Thanks, the code snippet you present doesn’t immediately show what the problem could be. And again, you should not write DisableImplicitMT() as it’s not needed.

For a full reproducer I would also need access to the files and see if I encounter the same problem. Would it be possible for you to share these files even privately with me?

Cheers,
Vincenzo

Dear @vpadulan ,

They are quite large, but sure. How can I share them with you?

Cheers,
Eva

Dear @Eva ,

For example you could add them to your CERNBox quota and then share them with me. There are instructions on how to do so at Sharing and permissions - CERNBox Docs .

Cheers,
Vincenzo

Dear @vpadulan ,

I shared the folder with my files and the python script with you, did you receive it?

Cheers,
Eva

Dear @eva ,

I can see the files.
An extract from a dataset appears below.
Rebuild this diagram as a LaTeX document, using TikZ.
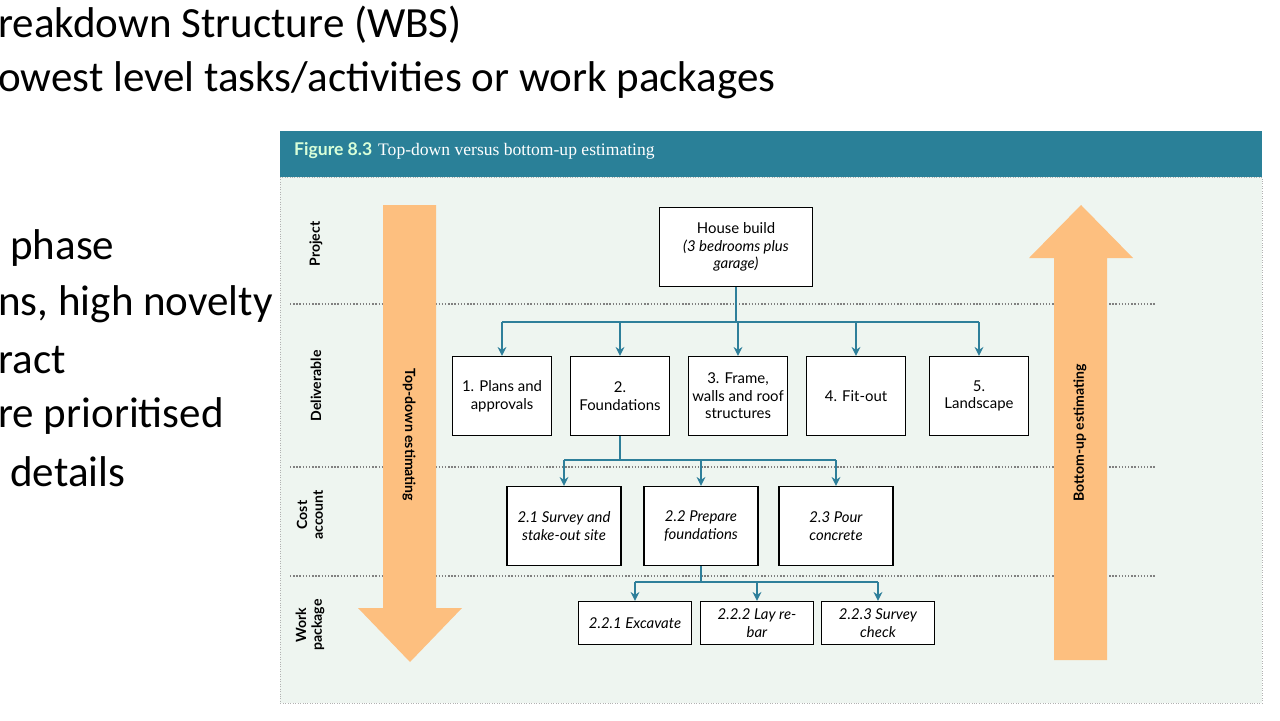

I will let you know about the insights I can gather by running your application.

Cheers,
Vincenzo

Dear @eva,

After a second look at your reproducer script, I might have found the culprit. At first glance I did not notice, but you are creating the input files to the RDataFrame constructor as a Python set (via a set literal expression using the curly brackets). This is probably the source of the unpredictability of the file order, since a Python set does not guarantee insertion order. You can see that with a very simple snippet that prints the list of files, repeated runs of the snippet will give different file order

files = {'35442753_000001.tree.root',
'35488179_000001.tree.root',
'35488182_000001.tree.root',
'35488188_000001.tree.root',
'35488196_000001.tree.root',
'35488214_000001.tree.root',
'35488233_000001.tree.root',
'35488253_000001.tree.root',
'35488277_000001.tree.root',
'35488300_000001.tree.root',
'35488319_000001.tree.root',
'35488336_000001.tree.root'}

print(files)

Try substituting the set with a list or tuple (i.e. with square brackets or parenthesis), let me know if that brings things back to normal. Apologies for noticing only now and making you go through the extra step of sharing the files.

Cheers,
Vincenzo

1 Like

Dear @vpadulan ,

yes, using square brackets has solved the issue. Thank you very much!

Cheers,
Eva

1 Like

This topic was automatically closed 14 days after the last reply. New replies are no longer allowed.